Some Western banks with a presence in Qatar continued business as normal, partly because they did not want to lose out on billions of dollars of building projects.
But other Western banks have halted new Qatar business including interbank and syndicated lending, while continuing to service existing business, banking sources said.
“Everybody is shocked — they are not worried about Qatar’s credit, they are worried about compliance and the risk that the local sanctions could be escalated to an international level,” said one foreign banker in the region.
Dollars
Exchange house dealers in Qatar said the dollar shortage was partly a seasonal phenomenon, because the Gulf’s hot summer and Ramadan had begun, periods when there was traditionally high demand for travel abroad.
Sudhir Kumar Shetty, president of UAE Exchange, which has eight branches in Qatar, said his firm was continuing to handle remittances and currency buying as usual in that country.
He said the firm had not seen any major change in remittance volumes due to the diplomatic tension.
But he added that dollar supply was not meeting demand in Qatar and attributed this partly to flows of the US currency from other Gulf countries being disrupted.

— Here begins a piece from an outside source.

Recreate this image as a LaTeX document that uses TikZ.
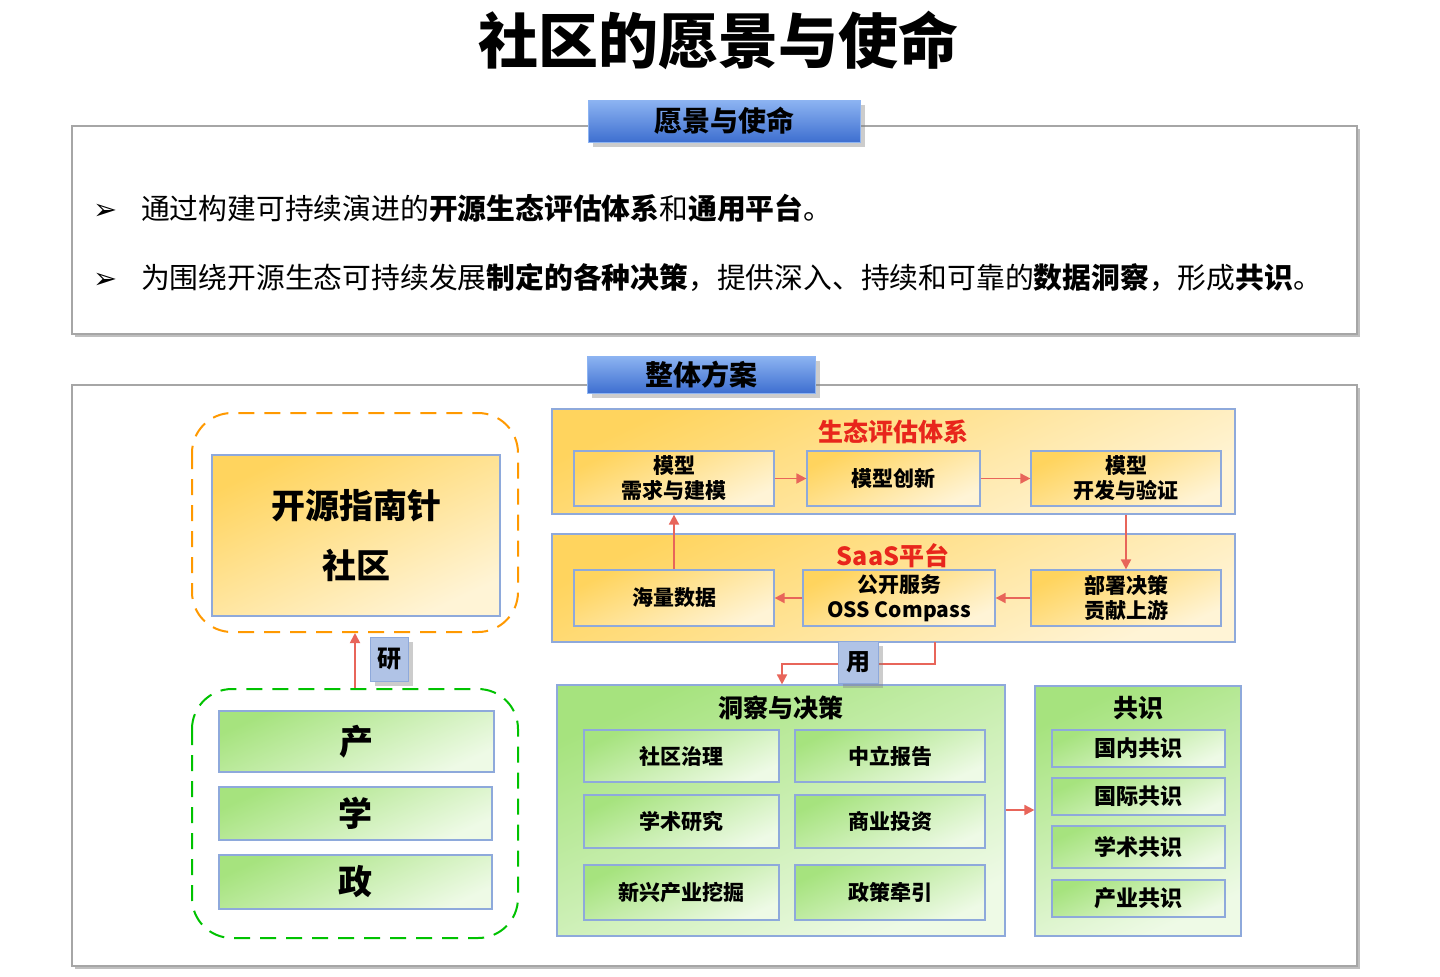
\documentclass[tikz,border=0pt]{standalone}
\usepackage{fontspec}
\setmainfont{Noto Sans CJK SC}
\newfontfamily\dv{DejaVu Sans}
\usetikzlibrary{arrows.meta,shadows}
\definecolor{ylA}{HTML}{FFD45E}\definecolor{ylB}{HTML}{FFF4D6}
\definecolor{grA}{HTML}{A6E37E}\definecolor{grB}{HTML}{EEFAE6}
\definecolor{bdr}{HTML}{8EA9DB}\definecolor{redc}{HTML}{E8655A}
\definecolor{tred}{HTML}{E8261C}
\definecolor{blA}{HTML}{8DB4F2}\definecolor{blB}{HTML}{3E6FD0}
\tikzset{
 yl/.style={draw=bdr,line width=0.6pt,top color=ylA,bottom color=ylB,shading angle=25},
 gr/.style={draw=bdr,line width=0.6pt,top color=grA,bottom color=grB,shading angle=25},
 tag/.style={fill=bdr!70!white,draw=bdr,drop shadow={opacity=0.4},font=\bfseries\fontsize{12}{12}\selectfont},
 arr/.style={draw=redc,line width=0.9pt,-{Triangle[length=5pt,width=5pt]}},
 panel/.style={draw=gray!70,line width=1.2pt,fill=white,drop shadow={shadow xshift=1.5pt,shadow yshift=-1.5pt,opacity=0.5}},
 banner/.style={draw=blA,top color=blA,bottom color=blB,shading angle=0,drop shadow={opacity=0.4}}
}
\newcommand\bx[7]{\node[#6,minimum width={(#4-#2)*0.5pt},minimum height={(#5-#3)*0.5pt},inner sep=0pt,align=center] (#1) at ({(#2+#4)/2},{(#3+#5)/2}) {#7};}
\begin{document}
\begin{tikzpicture}[x=0.5pt,y=-0.5pt]
\useasboundingbox (0,0) rectangle (1440,976);
\node[font=\bfseries\fontsize{30}{30}\selectfont] (title) at (718,40) {社区的愿景与使命};
% panel 1
\bx{p1}{72}{126}{1357}{334}{panel}{}
\bx{b1}{588}{100}{860}{142}{banner,font=\bfseries\fontsize{14}{14}\selectfont}{愿景与使命}
\node[anchor=west,font=\fontsize{14.4}{14}\selectfont] (l1) at (86,208) {{\dv ➢}\hspace{12pt}通过构建可持续演进的\textbf{开源生态评估体系}和\textbf{通用平台}。};
\node[anchor=west,font=\fontsize{14.4}{14}\selectfont] (l2) at (86,278) {{\dv ➢}\hspace{12pt}为围绕开源生态可持续发展\textbf{制定的各种决策}，提供深入、持续和可靠的\textbf{数据洞察}，形成\textbf{共识}。};
% panel 2
\bx{p2}{72}{385}{1357}{966}{panel}{}
\bx{b2}{587}{356}{815}{393}{banner,font=\bfseries\fontsize{14}{14}\selectfont}{整体方案}
% left
\draw[orange!80!yellow,line width=1pt,dash pattern=on 8pt off 5pt,rounded corners=20pt] (192,413) rectangle (518,632);
\bx{com}{212}{455}{500}{616}{yl,font=\bfseries\fontsize{17}{30}\selectfont}{开源指南针\\社区}
\draw[green!60!black!60!green,line width=1pt,dash pattern=on 8pt off 5pt,rounded corners=20pt] (192,689) rectangle (518,938);
\tikzset{big/.style={font=\bfseries\fontsize{17}{17}\selectfont}}
\bx{c1}{219}{711}{494}{772}{gr,big}{产}
\bx{c2}{219}{787}{492}{840}{gr,big}{学}
\bx{c3}{219}{855}{492}{909}{gr,big}{政}
\coordinate (ya) at (355,688); \coordinate (yb) at (355,633);
\draw[arr] (ya) -- (yb);
\bx{yan}{370}{637}{408}{681}{tag}{研}
% eco
\tikzset{sm/.style={font=\bfseries\fontsize{10.5}{12.5}\selectfont}}
\bx{eco}{552}{409}{1235}{514}{yl}{}
\node[font=\bfseries\fontsize{12.5}{12}\selectfont,text=tred] (ecot) at (893,432) {生态评估体系};
\bx{e1}{574}{451}{774}{506}{yl,sm}{模型\\需求与建模}
\bx{e2}{807}{451}{980}{506}{yl,sm}{模型创新}
\bx{e3}{1031}{451}{1221}{506}{yl,sm}{模型\\开发与验证}
\bx{saas}{552}{534}{1235}{642}{yl}{}
\node[font=\bfseries\fontsize{12.5}{12}\selectfont,text=tred] (saast) at (893,556) {SaaS平台};
\bx{s1}{574}{570}{774}{626}{yl,sm}{海量数据}
\bx{s2}{803}{570}{995}{626}{yl,sm}{公开服务\\OSS Compass}
\bx{s3}{1031}{570}{1221}{626}{yl,sm}{部署决策\\贡献上游}
\draw[arr] (e1) -- (e2);
\draw[arr] (e2) -- (e3);
\draw[arr] (eco.south -| e3) -- (s3);
\draw[arr] (s3) -- (s2);
\draw[arr] (s2) -- (s1);
\draw[arr] (s1) -- (e1.south |- eco.south);
% insight
\bx{ins}{557}{685}{1005}{936}{gr}{}
\node[font=\bfseries\fontsize{12.5}{12}\selectfont] (inst) at (781,708) {洞察与决策};
\bx{i1}{584}{730}{779}{782}{gr,sm}{社区治理}
\bx{i2}{795}{730}{985}{782}{gr,sm}{中立报告}
\bx{i3}{584}{795}{779}{848}{gr,sm}{学术研究}
\bx{i4}{795}{795}{985}{848}{gr,sm}{商业投资}
\bx{i5}{584}{865}{779}{920}{gr,sm}{新兴产业挖掘}
\bx{i6}{795}{865}{985}{920}{gr,sm}{政策牵引}
\bx{gs}{1035}{686}{1241}{936}{gr}{}
\node[font=\bfseries\fontsize{12.5}{12}\selectfont] (gst) at (1138,708) {共识};
\tikzset{sm2/.style={font=\bfseries\fontsize{11}{12}\selectfont}}
\bx{g1}{1052}{730}{1225}{767}{gr,sm2}{国内共识}
\bx{g2}{1052}{778}{1225}{815}{gr,sm2}{国际共识}
\bx{g3}{1052}{826}{1225}{868}{gr,sm2}{学术共识}
\bx{g4}{1052}{880}{1225}{917}{gr,sm2}{产业共识}
\draw[arr] (ins.east |- 0,810) -- (gs.west |- 0,810);
% use
\coordinate (u1) at (935,642); \coordinate (u2) at (935,664); \coordinate (u3) at (782,664);
\draw[arr] (u1) -- (u2) -- (u3) -- (ins.north -| u3);
\bx{yong}{838}{641}{878}{683}{tag}{用}
\end{tikzpicture}
\end{document}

“Everywhere, all the banks and exchange houses, there are no dollars. All the exchange houses are trying to get currencies from other countries,” the dealer at Qatar-UAE Exchange said, adding that his firm was hoping for a shipment from Hong Kong.
The six Qatari banks named by the UAE — Qatar National Bank (QNB), Qatar Islamic Bank, Qatar International Islamic Bank, Masraf Al-Rayan, Doha Bank and unlisted Barwa Bank — did not respond to Reuters requests for comment.

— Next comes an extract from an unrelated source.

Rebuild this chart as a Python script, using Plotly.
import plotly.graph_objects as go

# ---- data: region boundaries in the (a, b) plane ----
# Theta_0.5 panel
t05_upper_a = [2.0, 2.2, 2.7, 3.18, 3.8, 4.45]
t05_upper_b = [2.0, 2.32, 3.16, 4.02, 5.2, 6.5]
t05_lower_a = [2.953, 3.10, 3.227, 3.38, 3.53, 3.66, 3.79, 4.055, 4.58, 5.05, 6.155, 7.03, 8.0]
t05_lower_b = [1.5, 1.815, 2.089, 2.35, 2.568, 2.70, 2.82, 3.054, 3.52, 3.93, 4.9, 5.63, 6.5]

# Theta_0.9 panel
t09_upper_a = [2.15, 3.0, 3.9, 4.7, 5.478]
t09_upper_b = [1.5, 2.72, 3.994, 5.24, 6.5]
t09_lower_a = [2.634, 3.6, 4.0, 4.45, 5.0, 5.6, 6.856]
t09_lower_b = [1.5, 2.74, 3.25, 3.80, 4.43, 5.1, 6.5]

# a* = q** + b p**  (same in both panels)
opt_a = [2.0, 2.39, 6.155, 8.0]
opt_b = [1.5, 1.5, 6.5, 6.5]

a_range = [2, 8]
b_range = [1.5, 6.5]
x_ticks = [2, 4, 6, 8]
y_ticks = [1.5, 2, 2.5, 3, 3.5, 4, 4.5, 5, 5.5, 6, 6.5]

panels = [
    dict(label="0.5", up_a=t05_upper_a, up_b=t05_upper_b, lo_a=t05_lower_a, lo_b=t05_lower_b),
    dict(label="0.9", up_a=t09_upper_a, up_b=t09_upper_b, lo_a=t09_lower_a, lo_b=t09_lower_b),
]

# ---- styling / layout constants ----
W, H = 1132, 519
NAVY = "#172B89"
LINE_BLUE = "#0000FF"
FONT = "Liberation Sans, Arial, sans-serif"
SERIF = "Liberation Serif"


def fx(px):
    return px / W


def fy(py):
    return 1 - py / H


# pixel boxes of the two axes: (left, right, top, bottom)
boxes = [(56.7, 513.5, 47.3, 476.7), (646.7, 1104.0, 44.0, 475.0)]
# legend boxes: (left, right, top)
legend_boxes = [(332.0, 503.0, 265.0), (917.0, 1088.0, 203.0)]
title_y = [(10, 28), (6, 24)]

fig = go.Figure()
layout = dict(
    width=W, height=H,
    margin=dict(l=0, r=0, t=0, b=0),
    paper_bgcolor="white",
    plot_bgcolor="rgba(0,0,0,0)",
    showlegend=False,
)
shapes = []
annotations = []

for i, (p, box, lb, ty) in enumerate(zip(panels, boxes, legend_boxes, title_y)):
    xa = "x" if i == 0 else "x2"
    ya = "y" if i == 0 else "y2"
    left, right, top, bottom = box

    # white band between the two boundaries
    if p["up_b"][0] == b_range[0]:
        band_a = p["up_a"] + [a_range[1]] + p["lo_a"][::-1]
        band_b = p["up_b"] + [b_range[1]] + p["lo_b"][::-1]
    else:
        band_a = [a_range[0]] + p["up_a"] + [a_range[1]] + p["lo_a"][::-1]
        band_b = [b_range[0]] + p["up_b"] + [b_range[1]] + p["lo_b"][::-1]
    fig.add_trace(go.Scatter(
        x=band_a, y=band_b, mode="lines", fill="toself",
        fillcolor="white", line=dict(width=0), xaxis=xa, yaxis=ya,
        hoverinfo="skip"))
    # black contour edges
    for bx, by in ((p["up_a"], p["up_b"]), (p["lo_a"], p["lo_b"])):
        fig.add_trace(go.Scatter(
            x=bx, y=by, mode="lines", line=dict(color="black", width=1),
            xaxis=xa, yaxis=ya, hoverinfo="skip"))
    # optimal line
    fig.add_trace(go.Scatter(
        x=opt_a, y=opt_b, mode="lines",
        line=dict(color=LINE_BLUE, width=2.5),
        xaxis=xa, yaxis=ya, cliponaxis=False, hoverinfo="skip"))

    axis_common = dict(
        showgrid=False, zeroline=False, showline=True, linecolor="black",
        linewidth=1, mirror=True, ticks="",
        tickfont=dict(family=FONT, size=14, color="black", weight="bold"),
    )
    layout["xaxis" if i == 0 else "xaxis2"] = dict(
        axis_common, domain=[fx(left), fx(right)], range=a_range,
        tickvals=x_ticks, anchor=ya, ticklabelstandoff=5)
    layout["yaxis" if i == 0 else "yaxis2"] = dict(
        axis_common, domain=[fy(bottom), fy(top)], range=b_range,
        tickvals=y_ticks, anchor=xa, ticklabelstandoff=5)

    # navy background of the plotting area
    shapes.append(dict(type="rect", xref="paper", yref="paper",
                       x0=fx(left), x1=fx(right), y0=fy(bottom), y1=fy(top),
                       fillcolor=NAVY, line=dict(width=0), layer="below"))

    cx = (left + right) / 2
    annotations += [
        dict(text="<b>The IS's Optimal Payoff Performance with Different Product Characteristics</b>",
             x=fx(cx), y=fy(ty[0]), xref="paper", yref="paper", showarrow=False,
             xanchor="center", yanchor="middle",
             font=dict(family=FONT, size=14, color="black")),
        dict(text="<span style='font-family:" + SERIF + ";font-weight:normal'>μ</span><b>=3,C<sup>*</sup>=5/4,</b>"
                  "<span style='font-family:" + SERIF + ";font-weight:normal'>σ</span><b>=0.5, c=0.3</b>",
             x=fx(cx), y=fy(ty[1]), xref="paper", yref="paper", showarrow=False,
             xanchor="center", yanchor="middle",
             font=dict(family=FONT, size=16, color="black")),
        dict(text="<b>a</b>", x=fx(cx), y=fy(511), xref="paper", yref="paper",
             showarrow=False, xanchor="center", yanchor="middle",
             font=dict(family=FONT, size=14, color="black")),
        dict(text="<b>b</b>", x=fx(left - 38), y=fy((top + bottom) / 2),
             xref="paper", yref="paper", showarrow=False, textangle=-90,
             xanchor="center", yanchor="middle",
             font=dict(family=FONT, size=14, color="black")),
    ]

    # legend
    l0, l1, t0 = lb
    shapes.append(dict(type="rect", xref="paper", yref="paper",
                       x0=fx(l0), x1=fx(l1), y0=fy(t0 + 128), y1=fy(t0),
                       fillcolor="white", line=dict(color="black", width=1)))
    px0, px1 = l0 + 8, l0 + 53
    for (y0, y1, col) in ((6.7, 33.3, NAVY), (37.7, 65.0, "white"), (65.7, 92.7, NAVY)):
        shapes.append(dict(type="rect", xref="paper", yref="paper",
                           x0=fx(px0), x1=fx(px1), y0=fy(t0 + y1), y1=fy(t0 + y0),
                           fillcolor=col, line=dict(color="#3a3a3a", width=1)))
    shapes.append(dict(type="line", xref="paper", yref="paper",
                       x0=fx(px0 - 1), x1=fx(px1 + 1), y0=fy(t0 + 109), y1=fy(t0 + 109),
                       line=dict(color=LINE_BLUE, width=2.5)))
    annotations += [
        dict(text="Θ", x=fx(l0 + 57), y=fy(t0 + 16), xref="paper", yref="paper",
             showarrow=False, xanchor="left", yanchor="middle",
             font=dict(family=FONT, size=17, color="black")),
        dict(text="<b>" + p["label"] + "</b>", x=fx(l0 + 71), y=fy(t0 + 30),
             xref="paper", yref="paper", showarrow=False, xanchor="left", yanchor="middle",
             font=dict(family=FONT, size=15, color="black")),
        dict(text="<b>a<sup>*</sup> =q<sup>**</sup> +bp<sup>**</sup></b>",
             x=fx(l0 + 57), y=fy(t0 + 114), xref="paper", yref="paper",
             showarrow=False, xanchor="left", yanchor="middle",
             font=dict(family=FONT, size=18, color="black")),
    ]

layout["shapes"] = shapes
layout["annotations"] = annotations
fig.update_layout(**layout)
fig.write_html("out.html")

The share prices of all five of the listed banks fell on Sunday, with QNB losing 0.5 percent, as investors reacted to the prospect of the banks facing funding difficulties because of reduced ability to borrow from foreign institutions.
Qatari banks have around 60 billion riyals ($16.5 billion) in funding in the form of customer and interbank deposits from other Gulf states, SICO Bahrain estimated. Most of this could eventually be withdrawn if the crisis continues.
Bankers expect Qatari banks to borrow from the central bank’s repo facility if they become short of funds.
The repo rate is currently at 2.25 percent and the cost of borrowing three-month money among Qatari banks rose near that level on Sunday, to 2.20 percent, the highest in many years.
Central Bank rules limit the size of the repos to 2 percent of each bank’s private sector deposits.
Bankers speculate the Central Bank may lift this cap; the central bank did not respond to requests for comment.